Gather your tools before you begin.
"You don't want to start squeezing color onto your hair and then have to run upstairs for a towel," says Jane Anders, associate director of research and development for Clairol.
Do the strand test.
"Try the color on a small, hidden section of your hair," says Minardi. "If you don't like it, it's not too late to go back to the store and choose a different shade."
If your kit requires mixing, apply the color immediately.
"The formula starts processing as soon as you mix it, whether it's on your hair or not," says Anders.
Take a less-is-more approach to highlighting.

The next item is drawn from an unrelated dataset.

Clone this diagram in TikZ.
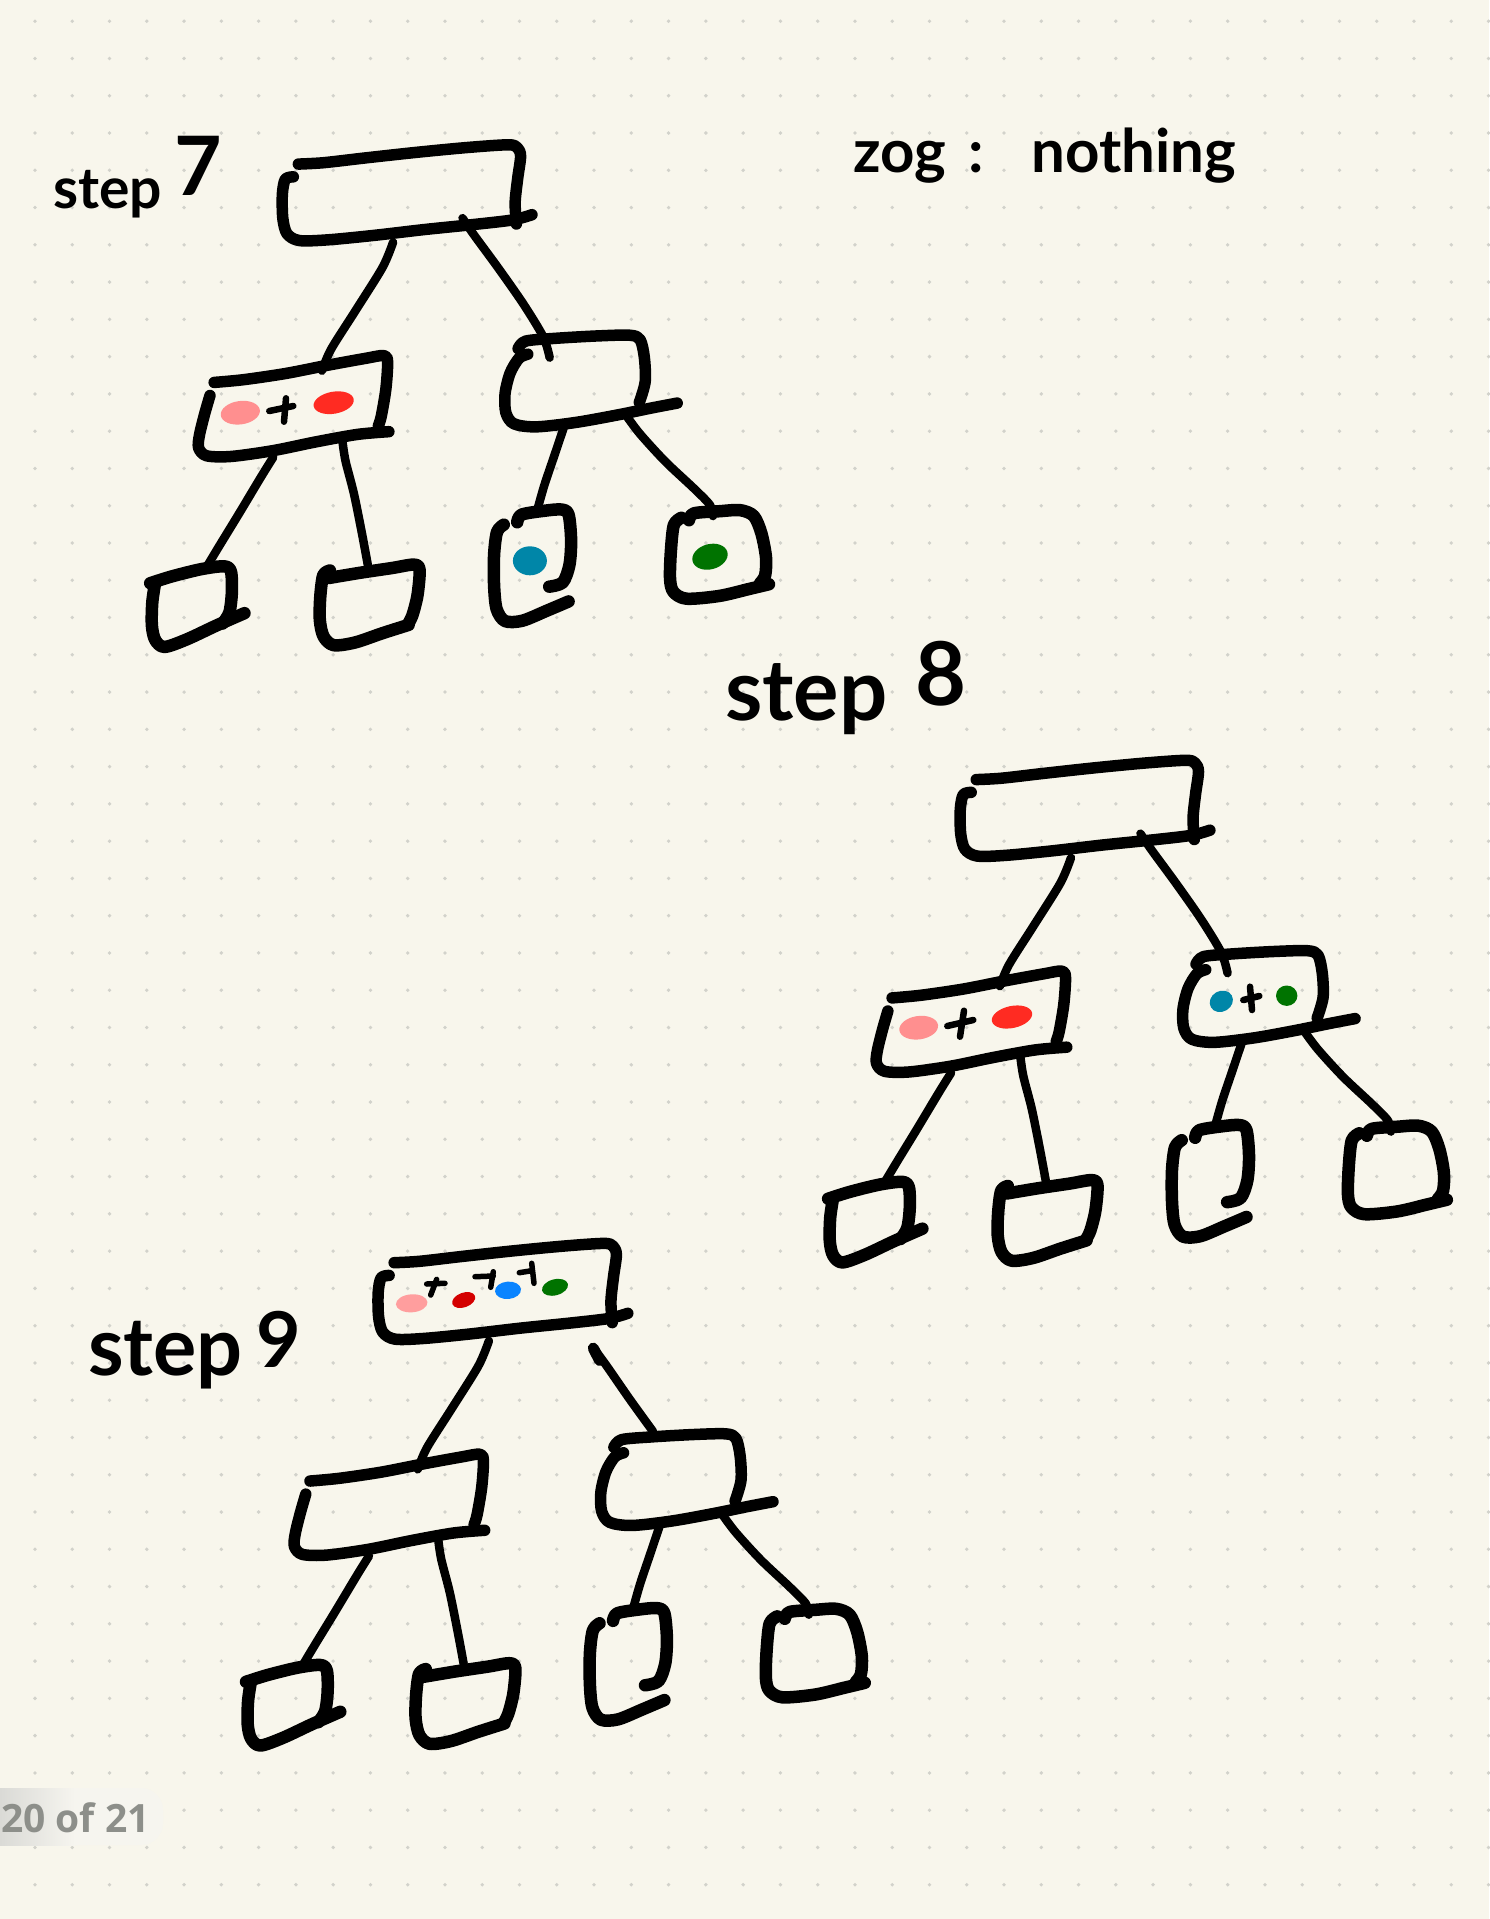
\documentclass[tikz,border=0pt]{standalone}
\usepackage{fontspec}
\setmainfont{Lato}
\newfontfamily\uifont{Open Sans}
\definecolor{bgc}{HTML}{F8F6EC}
\definecolor{dotc}{HTML}{D2D2CB}
\definecolor{pinkc}{HTML}{FF8F8F}
\definecolor{pinkl}{HTML}{FF9E9E}
\definecolor{redc}{HTML}{FF2B22}
\definecolor{redd}{HTML}{D40000}
\definecolor{tealc}{HTML}{0086A8}
\definecolor{bluec}{HTML}{0A84FF}
\definecolor{greenc}{HTML}{007300}
\definecolor{uigray}{HTML}{8D8F8A}
\definecolor{pillc}{HTML}{F6F5EF}
\definecolor{pillg}{HTML}{DADAD6}
\newcommand\treebody[1]{%
  % top box
  \draw[boxpen] plot[smooth] coordinates {(400,128) (460,124) (560,110) (680,94) (800,80) (898,72) (920,80) (928,105) (921,170) (915,240) (918,302)};
  \draw[boxpen] plot[smooth] coordinates {(388,165) (369,172) (362,215) (363,285) (373,330) (402,350) (470,348) (580,335) (700,318) (820,303) (910,290) (955,275)};
  % left child
  \draw[boxpen] plot[smooth] coordinates {(200,762) (270,754) (370,736) (470,712) (560,692) (603,684) (612,702) (608,780) (597,860) (590,888)};
  \draw[boxpen] plot[smooth] coordinates {(190,800) (177,855) (165,915) (163,952) (182,975) (240,977) (340,960) (440,935) (540,913) (615,905)};
  % right child
  \draw[boxpen] plot[smooth] coordinates {(922,664) (940,642) (1010,634) (1110,627) (1188,625) (1212,638) (1222,690) (1224,760) (1210,820)};
  \draw[boxpen] plot[smooth] coordinates {(945,680) (924,692) (903,735) (891,795) (893,850) (912,882) (965,891) (1060,878) (1160,856) (1240,836) (1300,822)};
  % edge end points
  \coordinate (#1-top-l) at (625,355);
  \coordinate (#1-lc-t) at (456,728);
  \coordinate (#1-lc-l) at (340,980);
  \coordinate (#1-lc-r) at (505,935);
  \coordinate (#1-rc-l) at (1030,895);
  \coordinate (#1-rc-r) at (1180,860);
  \coordinate (#1-l1) at (185,1292);
  \coordinate (#1-l2) at (565,1292);
  \coordinate (#1-l3) at (966,1140);
  \coordinate (#1-l4) at (1385,1150);
  % edges
  \draw[edgepen] plot[smooth] coordinates {(#1-top-l) (600,428) (535,555) (478,665) (#1-lc-t)};
  \draw[edgepen] plot[smooth] coordinates {(#1-lc-l) (312,1035) (258,1145) (213,1235) (#1-l1)};
  \draw[edgepen] plot[smooth] coordinates {(#1-lc-r) (512,990) (532,1085) (551,1200) (#1-l2)};
  \draw[edgepen] plot[smooth] coordinates {(#1-rc-l) (1008,975) (984,1062) (#1-l3)};
  \draw[edgepen] plot[smooth] coordinates {(#1-rc-r) (1212,912) (1272,992) (1340,1070) (1378,1118) (#1-l4)};
  % leaves
  \draw[leafpen] plot[smooth] coordinates {(48,1345) (100,1325) (170,1304) (224,1296) (240,1312) (242,1372) (236,1430) (220,1462)};
  \draw[leafpen] plot[smooth] coordinates {(60,1342) (53,1400) (52,1468) (60,1510) (82,1530) (135,1508) (205,1468) (272,1432)};
  \draw[leafpen] plot[smooth] coordinates {(472,1330) (545,1315) (622,1301) (674,1291) (688,1306) (683,1380) (671,1438) (660,1465)};
  \draw[leafpen] plot[smooth] coordinates {(475,1308) (459,1322) (452,1385) (451,1452) (460,1500) (484,1525) (535,1517) (600,1490) (662,1466)};
  \draw[leafpen] plot[smooth] coordinates {(920,1168) (930,1146) (982,1135) (1025,1131) (1042,1146) (1048,1220) (1044,1292) (1028,1343) (996,1355)};
  \draw[leafpen] plot[smooth] coordinates {(888,1175) (872,1196) (865,1262) (865,1352) (871,1420) (891,1455) (932,1454) (990,1425) (1042,1398)};
  \draw[leafpen] plot[smooth] coordinates {(1328,1162) (1340,1142) (1400,1136) (1450,1133) (1482,1150) (1500,1200) (1511,1270) (1509,1322) (1497,1345)};
  \draw[leafpen] plot[smooth] coordinates {(1310,1155) (1292,1176) (1285,1252) (1283,1332) (1291,1370) (1322,1390) (1400,1382) (1470,1362) (1518,1348)};
}
\begin{document}
\begin{tikzpicture}[x=1pt,y=-1pt,line cap=round,line join=round,
  boxpen/.style={line width=11.5pt,black},
  leafpen/.style={line width=12.5pt,black},
  edgepen/.style={line width=8.5pt,black},
  pluspen/.style={line width=6.5pt,black},
  markpen/.style={line width=5.5pt,black},
  handtext/.style={inner sep=0pt,anchor=base west,text=black}]
\useasboundingbox (0,0) rectangle (1489,1919);
\fill[bgc] (0,0) rectangle (1489,1919);
\foreach \i in {0,...,39}{\foreach \j in {0,...,51}{\fill[dotc] (35+\i*37.27,21.2+\j*37.27) circle (1.9pt);}}
% pill label
\fill[pillc] (-30,1788) [rounded corners=22pt] -- (163,1788) -- (163,1845) -- (-30,1845) -- cycle;
\shade[left color=pillg,right color=pillc] (0,1788) rectangle (75,1845);
\node[inner sep=0pt,anchor=base west,text=uigray,font=\uifont\bfseries\fontsize{39}{39}\selectfont] (page) at (1,1832) {20 of 21};
% labels
\node[handtext,font=\bfseries\fontsize{57}{57}\selectfont] (s7) at (53,208) {step\hspace{12pt}\raisebox{13pt}{\fontsize{82}{82}\selectfont 7}};
\node[handtext,font=\bfseries\fontsize{60}{60}\selectfont] (zog) at (853,172) {zog\hspace{22pt}:\hspace{48pt}nothing};
\node[handtext,font=\bfseries\fontsize{85}{85}\selectfont] (s8) at (725,720) {step\hspace{28pt}\raisebox{15pt}{\fontsize{88}{88}\selectfont 8}};
\node[handtext,font=\bfseries\fontsize{81}{81}\selectfont] (s9) at (88,1375) {step\hspace{14pt}\raisebox{8pt}{\fontsize{77}{77}\selectfont 9}};
% tree 7
\begin{scope}[shift={(130pt,-120pt)},x=0.42091pt,y=-0.34439pt]
  \treebody{t7}
  \coordinate (t7-top-r) at (790,285);
  \coordinate (t7-rc-t) at (997,690);
  \draw[edgepen] plot[smooth] coordinates {(t7-top-r) (818,335) (875,430) (935,535) (982,630) (t7-rc-t)};
\end{scope}
% tree 8
\begin{scope}[shift={(807.9pt,-735.5pt)},x=0.42091pt,y=-0.34439pt]
  \treebody{t8}
  \coordinate (t8-top-r) at (790,285);
  \coordinate (t8-rc-t) at (997,690);
  \draw[edgepen] plot[smooth] coordinates {(t8-top-r) (818,335) (875,430) (935,535) (982,630) (t8-rc-t)};
\end{scope}
% tree 9
\begin{scope}[shift={(225.8pt,-1218.6pt)},x=0.42091pt,y=-0.34439pt]
  \treebody{t9}
  \coordinate (t9-top-r) at (875,378);
  \coordinate (t9-rc-t) at (1015,618);
  \draw[edgepen] plot[smooth] coordinates {(t9-top-r) (905,428) (960,525) (t9-rc-t)};
  \draw[line width=11pt] (873,376) -- (888,412);
\end{scope}
% tree 7 contents
\fill[pinkc] (240.3,412.7) circle [x radius=19.7pt,y radius=11.7pt,rotate=8];
\draw[pluspen] (269.3,411) -- (293.3,406);
\draw[pluspen] (286,398.3) -- (284,421.7);
\fill[redc] (333.7,402.7) circle [x radius=20.3pt,y radius=11pt,rotate=10];
\fill[tealc] (529.9,560.8) circle [x radius=17pt,y radius=14.5pt];
\fill[greenc] (710,556.7) circle [x radius=18pt,y radius=12.6pt,rotate=15];
% tree 8 contents
\fill[pinkc] (918.7,1027.7) circle [x radius=19.5pt,y radius=11.7pt,rotate=8];
\draw[pluspen] (947.3,1026) -- (973.3,1020);
\draw[pluspen] (964,1010.7) -- (960,1036.7);
\fill[redc] (1012,1017) circle [x radius=20.5pt,y radius=11pt,rotate=12];
\fill[tealc] (1221.3,1001.3) circle [x radius=12pt,y radius=10.3pt,rotate=30];
\draw[pluspen] (1243.3,1000) -- (1259.3,996);
\draw[pluspen] (1250,986.7) -- (1252,1010);
\fill[greenc] (1286.7,995.7) circle [x radius=10.7pt,y radius=10.2pt];
% tree 9 contents
\fill[pinkl] (411.7,1303.3) circle [x radius=15.8pt,y radius=9pt,rotate=4];
\draw[markpen] (426.7,1284) -- (445,1283.3);
\draw[markpen] (436.7,1279.3) -- (430.7,1295);
\fill[redd] (463.7,1300) circle [x radius=12pt,y radius=7.3pt,rotate=20];
\draw[markpen] (475,1276.7) -- (493.3,1276);
\draw[markpen] (493.3,1271.7) -- (490.7,1287.3);
\fill[bluec] (508,1290.3) circle [x radius=13pt,y radius=8.7pt,rotate=5];
\draw[markpen] (519.3,1272.7) -- (531.7,1270.7);
\draw[markpen] (531.7,1263.3) -- (534,1283.3);
\fill[greenc] (555,1287.3) circle [x radius=13.3pt,y radius=8pt,rotate=15];
\end{tikzpicture}
\end{document}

"Work with very narrow sections—less than a quarter of an inch wide—and clip the other hair out of the way," says Anders. "Otherwise, you may brush color where you don't want it." Part your hair normally and work back-and-forth—switching from one side of your head to the other, a highlight on one side of your part, a highlight on the other side, says Anders. Leave at least a quarter of an inch between highlights, and be conservative. You can always add a few more next time.
To cover roots, apply color only to the re-growth.
Then smooth it over the previously colored hair a few minutes before the processing time is up, says Minardi. "That way you won't over-process and damage your hair."